TASK DETAILS ▸ Copy exactly, and only, the lines between the line holding "Rebuild this chart" and the line holding "ax = fig.add_axes([0.087, 0.174, 0.895, 0.728])", inclusive; skip the pictures.

********

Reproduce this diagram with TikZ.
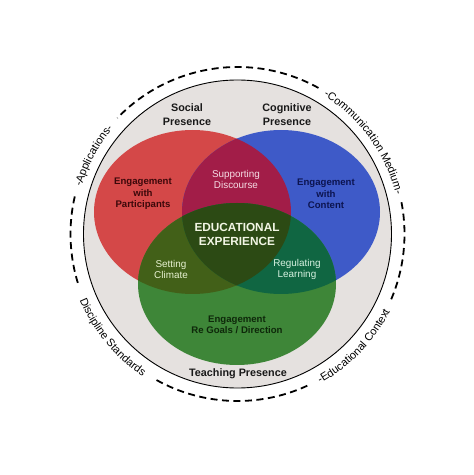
\documentclass[tikz,border=0pt]{standalone}
\usepackage{fontspec}
\setmainfont{Liberation Sans}
\usetikzlibrary{decorations.text}
\definecolor{cgray}{RGB}{229,225,223}
\definecolor{cred}{RGB}{212,72,72}
\definecolor{cblue}{RGB}{62,90,200}
\definecolor{cgreen}{RGB}{62,134,56}
\definecolor{crb}{RGB}{162,29,72}
\definecolor{crg}{RGB}{66,96,24}
\definecolor{cbg}{RGB}{16,102,66}
\definecolor{call}{RGB}{44,74,20}
\definecolor{tred}{RGB}{60,8,10}
\definecolor{tblue}{RGB}{12,20,80}
\definecolor{tgreen}{RGB}{14,40,10}
\newcommand{\otext}{\fontsize{11}{13}\selectfont}
\begin{document}
\begin{tikzpicture}[x=1pt,y=1pt,
  head/.style={font=\bfseries\fontsize{10.8}{14}\selectfont, align=center, text=black!90},
  eng/.style={font=\bfseries\fontsize{9.6}{11.4}\selectfont, align=center},
  inner/.style={font=\fontsize{9.9}{11.4}\selectfont, align=center},
  outerdash/.style={line width=1.8pt, dash pattern=on 7pt off 4.5pt},
  otxt/.style={decorate, decoration={text along path, text align=center, text={#1}}}]
\useasboundingbox[fill=white] (0,0) rectangle (474,475);
% background circle
\fill[cgray] (237.5,241) circle[radius=154];
\draw[line width=0.9pt] (237.5,241) circle[radius=154];
% ellipses
\fill[cred] (192.5,263) ellipse[x radius=98.5, y radius=82];
\fill[cblue] (281,263) ellipse[x radius=99, y radius=82];
\fill[cgreen] (237,191) ellipse[x radius=99, y radius=81];
\begin{scope}
  \clip (192.5,263) ellipse[x radius=98.5, y radius=82];
  \fill[crb] (281,263) ellipse[x radius=99, y radius=82];
  \fill[crg] (237,191) ellipse[x radius=99, y radius=81];
\end{scope}
\begin{scope}
  \clip (281,263) ellipse[x radius=99, y radius=82];
  \fill[cbg] (237,191) ellipse[x radius=99, y radius=81];
  \clip (192.5,263) ellipse[x radius=98.5, y radius=82];
  \fill[call] (237,191) ellipse[x radius=99, y radius=81];
\end{scope}
% dashed outer circle with gaps
\begin{scope}[shift={(237.5,241)}]
  \draw[outerdash] (61:167) arc[start angle=61, end angle=136, radius=167];
  \draw[outerdash] (167:167) arc[start angle=167, end angle=198, radius=167];
  \draw[outerdash] (241:167) arc[start angle=241, end angle=296, radius=167];
  \draw[outerdash] (337:167) arc[start angle=337, end angle=371, radius=167];
  \path[otxt={|\otext|-Applications-}] (191.5:163) arc[start angle=191.5, end angle=111.5, radius=163];
  \path[otxt={|\otext|-Communication Medium-}] (76:163) arc[start angle=76, end angle=-4, radius=163];
  \path[otxt={|\otext|Discipline Standards}] (179.5:171) arc[start angle=179.5, end angle=259.5, radius=171];
  \path[otxt={|\otext|-Educational Context}] (276:171) arc[start angle=276, end angle=356, radius=171];
\end{scope}
% labels
\node[head] (social) at (187,360) {Social\\Presence};
\node[head] (cognitive) at (287,360) {Cognitive\\Presence};
\node[head] (teaching) at (238,101.5) {Teaching Presence};
\node[eng, text=tred] (engp) at (143,281) {Engagement\\with\\Participants};
\node[eng, text=tblue] (engc) at (326,281) {Engagement\\with\\Content};
\node[eng, text=tgreen] (engg) at (237,150) {Engagement\\Re Goals / Direction};
\node[inner, text={rgb,255:red,245;green,220;blue,228}] (supp) at (236,295.5) {Supporting\\Discourse};
\node[inner, text={rgb,255:red,232;green,242;blue,210}] (sett) at (171,205.3) {Setting\\Climate};
\node[inner, text={rgb,255:red,215;green,242;blue,225}] (regl) at (297,205.3) {Regulating\\Learning};
\node[font=\bfseries\fontsize{11.8}{13.3}\selectfont, align=center, text={rgb,255:red,242;green,246;blue,228}] (edu) at (237,240.5) {EDUCATIONAL\\EXPERIENCE};
\end{tikzpicture}
\end{document}
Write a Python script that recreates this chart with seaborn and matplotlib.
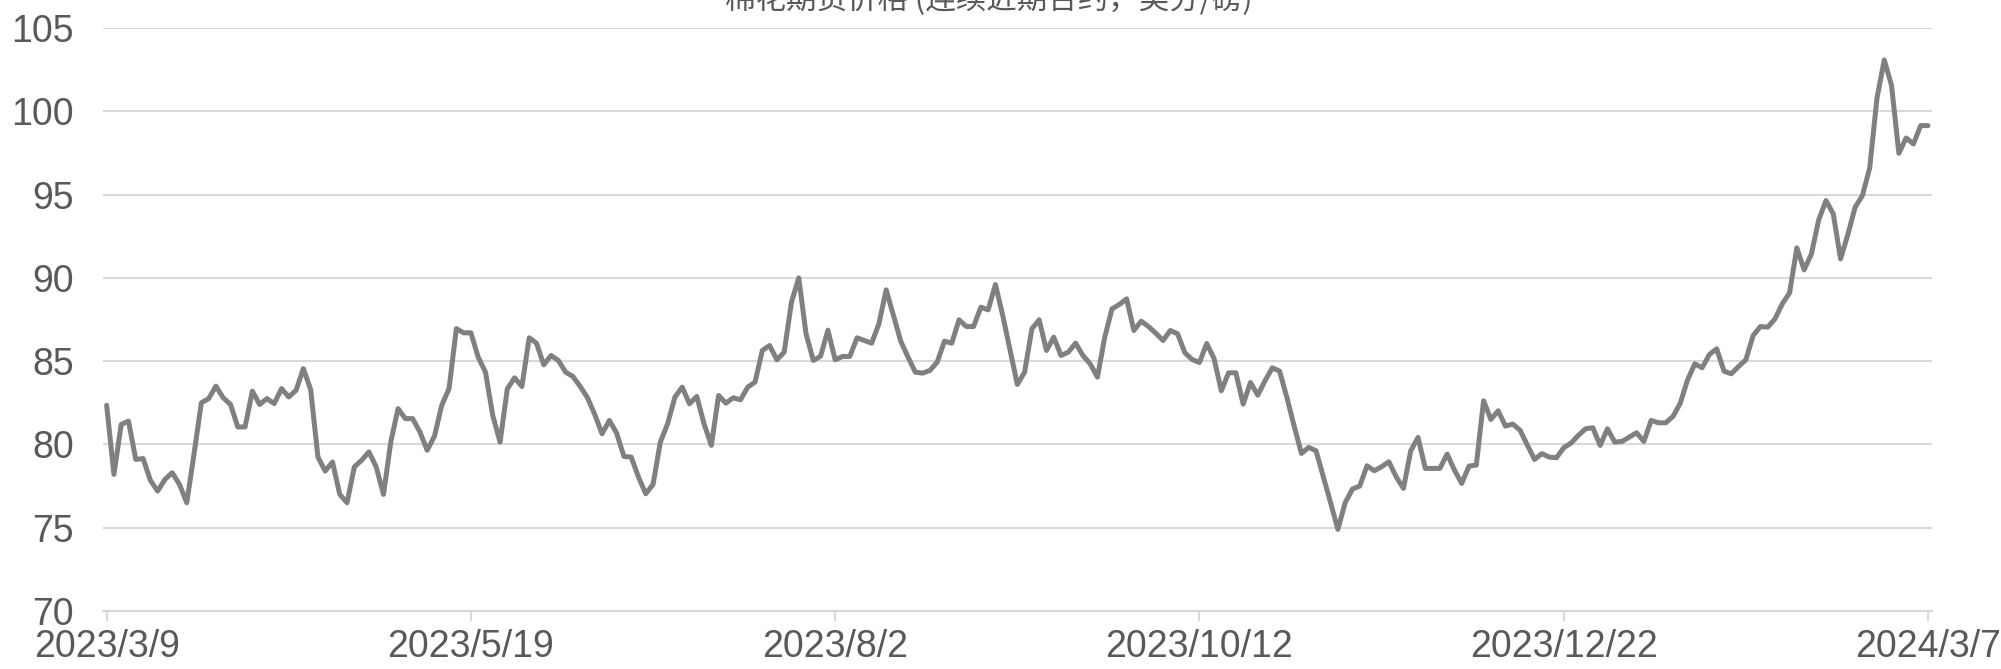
import pandas as pd
import matplotlib
matplotlib.use('Agg')
import matplotlib.pyplot as plt
import seaborn as sns

# 数据（从图上读取，按交易日顺序）
prices = [
    82.35, 78.2, 81.2, 81.4, 79.1, 79.15, 77.85, 77.2, 77.9, 78.3,
    77.6, 76.5, 79.45, 82.5, 82.75, 83.5, 82.8, 82.4, 81.05, 81.05,
    83.2, 82.4, 82.75, 82.45, 83.35, 82.85, 83.25, 84.55, 83.3, 79.25,
    78.4, 78.95, 77.0, 76.5, 78.65, 79.05, 79.55, 78.65, 77.0, 80.15,
    82.15, 81.55, 81.55, 80.75, 79.65, 80.5, 82.35, 83.35, 86.95, 86.7,
    86.7, 85.24, 84.34, 81.74, 80.14, 83.34, 84.0, 83.48, 86.4, 86.08,
    84.78, 85.34, 85.04, 84.34, 84.08, 83.48, 82.8, 81.8, 80.64, 81.44,
    80.68, 79.28, 79.24, 78.04, 77.04, 77.6, 80.14, 81.24, 82.84, 83.44,
    82.44, 82.88, 81.24, 79.94, 82.94, 82.48, 82.8, 82.68, 83.44, 83.74,
    85.64, 85.94, 85.08, 85.54, 88.54, 90.0, 86.64, 85.04, 85.3, 86.86,
    85.08, 85.28, 85.28, 86.4, 86.24, 86.08, 87.24, 89.28, 87.74, 86.2,
    85.24, 84.34, 84.28, 84.44, 84.94, 86.2, 86.08, 87.48, 87.08, 87.08,
    88.24, 88.08, 89.6, 87.74, 85.68, 83.6, 84.34, 86.94, 87.48, 85.64,
    86.44, 85.34, 85.54, 86.08, 85.34, 84.84, 84.04, 86.44, 88.14, 88.4,
    88.74, 86.84, 87.4, 87.08, 86.68, 86.24, 86.84, 86.64, 85.5, 85.1,
    84.92, 86.06, 85.16, 83.22, 84.3, 84.3, 82.42, 83.72, 82.96, 83.82,
    84.6, 84.4, 82.82, 81.1, 79.46, 79.82, 79.62, 78.06, 76.5, 74.9,
    76.5, 77.32, 77.5, 78.72, 78.42, 78.66, 78.96, 78.06, 77.36, 79.62,
    80.42, 78.56, 78.56, 78.56, 79.42, 78.46, 77.66, 78.7, 78.76, 82.62,
    81.5, 82.02, 81.1, 81.22, 80.86, 79.96, 79.1, 79.45, 79.24, 79.2,
    79.8, 80.08, 80.54, 80.94, 81.0, 79.94, 80.94, 80.14, 80.18, 80.44,
    80.7, 80.18, 81.44, 81.3, 81.3, 81.68, 82.48, 83.88, 84.84, 84.6,
    85.4, 85.74, 84.4, 84.24, 84.68, 85.08, 86.54, 87.08, 87.04, 87.54,
    88.44, 89.1, 91.8, 90.48, 91.44, 93.48, 94.64, 93.84, 91.14, 92.6,
    94.24, 94.94, 96.6, 100.8, 103.08, 101.54, 97.48, 98.4, 98.04, 99.14,
    99.14,
]
tick_labels = ['2023/3/9', '2023/5/19', '2023/8/2', '2023/10/12', '2023/12/22', '2024/3/7']
tick_step = 50
y_ticks = [70, 75, 80, 85, 90, 95, 100, 105]
title = '棉花期货价格 (连续近期合约，美分/磅)'

sns.set_style("white")
plt.rcParams['font.family'] = ['Liberation Sans', 'Noto Sans CJK SC', 'DejaVu Sans']

df = pd.DataFrame({'day': range(len(prices)), 'price': prices})

fig = plt.figure(figsize=(20.01, 6.69), dpi=100)
W, H = 2001, 669
ax = fig.add_axes([103 / W, 1 - 611 / H, (1932 - 103) / W, (611 - 28) / H])

sns.lineplot(data=df, x='day', y='price', ax=ax, color='#808080', linewidth=3.6)

ax.set_xlim(-0.5, len(prices) - 0.45)
ax.set_ylim(70, 105)
ax.set_yticks(y_ticks)
ax.set_xticks(list(range(0, len(prices), tick_step)))
ax.set_xticklabels(tick_labels)
ax.set_xlabel('')
ax.set_ylabel('')

ax.yaxis.grid(True, color='#d9d9d9', linewidth=1.5)
ax.xaxis.grid(False)
for side in ['left', 'top', 'right']:
    ax.spines[side].set_visible(False)
ax.spines['bottom'].set_color('#d9d9d9')
ax.spines['bottom'].set_linewidth(1.5)

ax.tick_params(axis='y', length=0, pad=21, labelsize=27, labelcolor='#595959')
ax.tick_params(axis='x', length=7, width=1.5, color='#d9d9d9', pad=6,
               labelsize=27, labelcolor='#595959', bottom=True)

# 标题在原图顶部被裁掉一半
fig.text(989 / W, 1 - 9 / H, title, ha='center', va='baseline', fontsize=22,
         color='#595959', family=['Noto Sans CJK SC', 'DejaVu Sans'])

fig.savefig('out.png', dpi=100)
plt.close(fig)
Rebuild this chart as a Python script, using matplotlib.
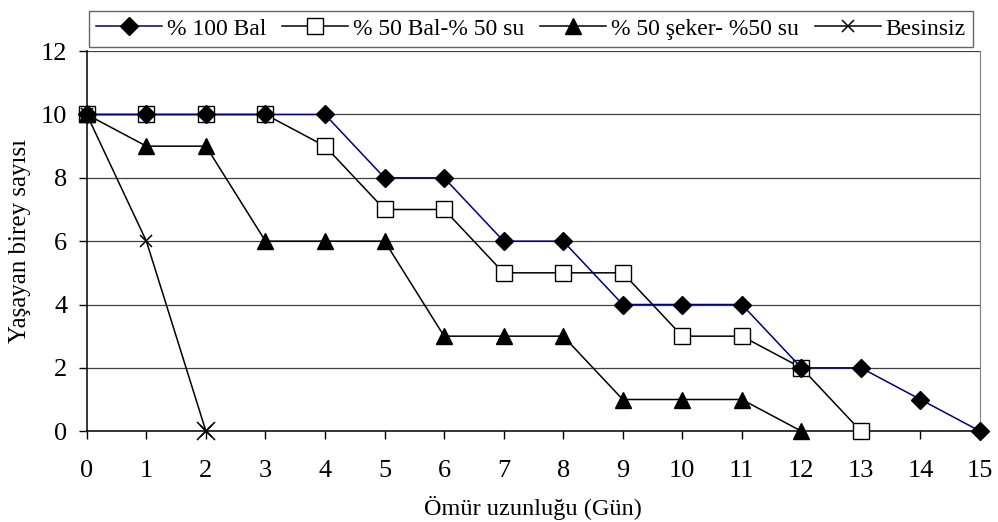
import matplotlib.pyplot as plt
import numpy as np

plt.rcParams['font.family'] = ['Liberation Serif', 'DejaVu Serif']

days_bal = list(range(0, 16))
bal_100 = [10, 10, 10, 10, 10, 8, 8, 6, 6, 4, 4, 4, 2, 2, 1, 0]

days_bal_su = list(range(0, 14))
bal_50_su = [10, 10, 10, 10, 9, 7, 7, 5, 5, 5, 3, 3, 2, 0]

days_seker = list(range(0, 13))
seker_50_su = [10, 9, 9, 6, 6, 6, 3, 3, 3, 1, 1, 1, 0]

days_besinsiz = [0, 1, 2]
besinsiz = [10, 6, 0]

labels = ["% 100 Bal", "% 50 Bal-% 50 su", "% 50 şeker- %50 su", "Besinsiz"]
x_ticks = list(range(0, 16))
y_ticks = [0, 2, 4, 6, 8, 10, 12]

fig = plt.figure(figsize=(9.98, 5.22), dpi=100)
ax = fig.add_axes([0.087, 0.174, 0.895, 0.728])

ax.plot(days_bal, bal_100, color='#000080', lw=1.1, marker='D', ms=9,
        mfc='black', mec='black', label=labels[0], zorder=4, clip_on=False)
ax.plot(days_bal_su, bal_50_su, color='black', lw=1.1, marker='s', ms=11,
        mfc='white', mec='black', label=labels[1], zorder=3, clip_on=False)
ax.plot(days_seker, seker_50_su, color='black', lw=1.1, marker='^', ms=11,
        mfc='black', mec='black', label=labels[2], zorder=5, clip_on=False)
ax.plot(days_besinsiz, besinsiz, color='black', lw=1.1, marker='x', ms=8,
        mew=1.1, label=labels[3], zorder=5, clip_on=False)
ax.plot(days_besinsiz[-1:], besinsiz[-1:], color='black', ls='none',
        marker='x', ms=13, mew=1.1, zorder=5, clip_on=False)

ax.set_xlim(0, 15)
ax.set_ylim(0, 12)
ax.set_xticks(x_ticks)
ax.set_yticks(y_ticks)
ax.yaxis.grid(True, color='#404040', lw=0.9)
ax.set_axisbelow(True)
ax.tick_params(axis='both', direction='out', length=6, width=1, labelsize=19)
ax.tick_params(axis='x', pad=15)
ax.tick_params(axis='y', pad=8)
ax.spines['top'].set_visible(False)
ax.spines['right'].set_color('#808080')
ax.spines['left'].set_linewidth(1.1)
ax.spines['bottom'].set_linewidth(1.1)

ax.set_xlabel("Ömür uzunluğu (Gün)", fontsize=17.5, labelpad=10)
ax.set_ylabel("Yaşayan birey sayısı", fontsize=18, labelpad=7)

leg = fig.legend(loc='center', bbox_to_anchor=(0.089, 0.908, 0.886, 0.073),
                 mode='expand', ncol=4, fontsize=17, frameon=True, fancybox=False,
                 shadow=False, edgecolor='#404040', borderaxespad=0,
                 handlelength=2.8, handletextpad=0.2, columnspacing=1.0,
                 borderpad=0.3)
leg.get_frame().set_linewidth(1)

fig.savefig("out.png", dpi=100)
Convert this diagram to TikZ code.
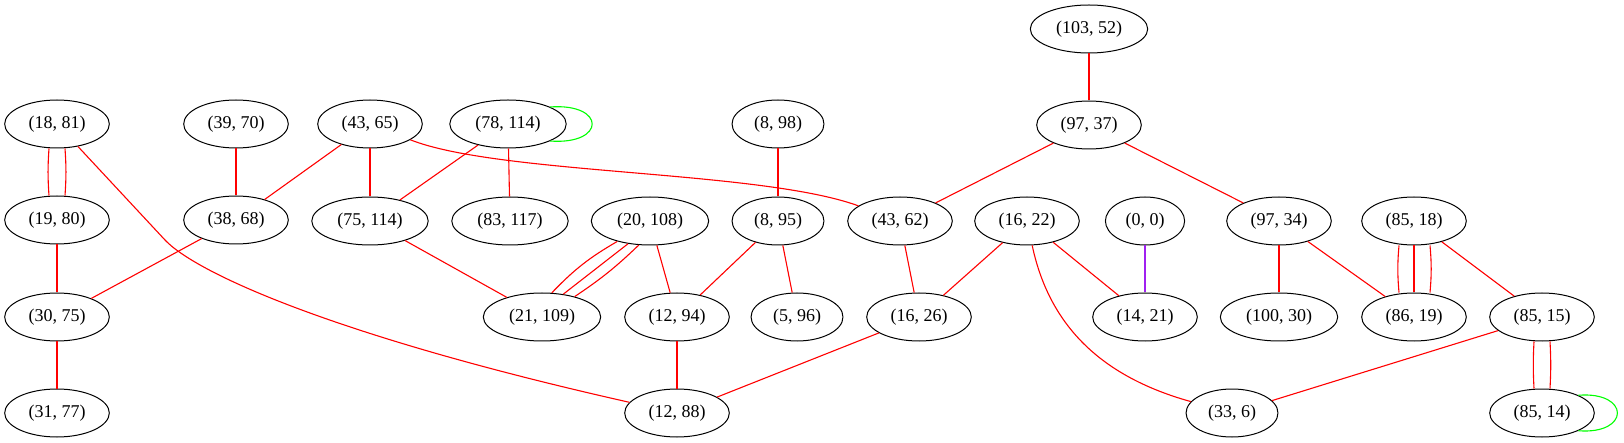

********

WRITTEN ANSWER ▸
Rebuild this chart as a Python script, using matplotlib.
import matplotlib.pyplot as plt
import numpy as np

plt.rcParams['font.family'] = ['Liberation Serif', 'DejaVu Serif']

days_bal = list(range(0, 16))
bal_100 = [10, 10, 10, 10, 10, 8, 8, 6, 6, 4, 4, 4, 2, 2, 1, 0]

days_bal_su = list(range(0, 14))
bal_50_su = [10, 10, 10, 10, 9, 7, 7, 5, 5, 5, 3, 3, 2, 0]

days_seker = list(range(0, 13))
seker_50_su = [10, 9, 9, 6, 6, 6, 3, 3, 3, 1, 1, 1, 0]

days_besinsiz = [0, 1, 2]
besinsiz = [10, 6, 0]

labels = ["% 100 Bal", "% 50 Bal-% 50 su", "% 50 şeker- %50 su", "Besinsiz"]
x_ticks = list(range(0, 16))
y_ticks = [0, 2, 4, 6, 8, 10, 12]

fig = plt.figure(figsize=(9.98, 5.22), dpi=100)
ax = fig.add_axes([0.087, 0.174, 0.895, 0.728])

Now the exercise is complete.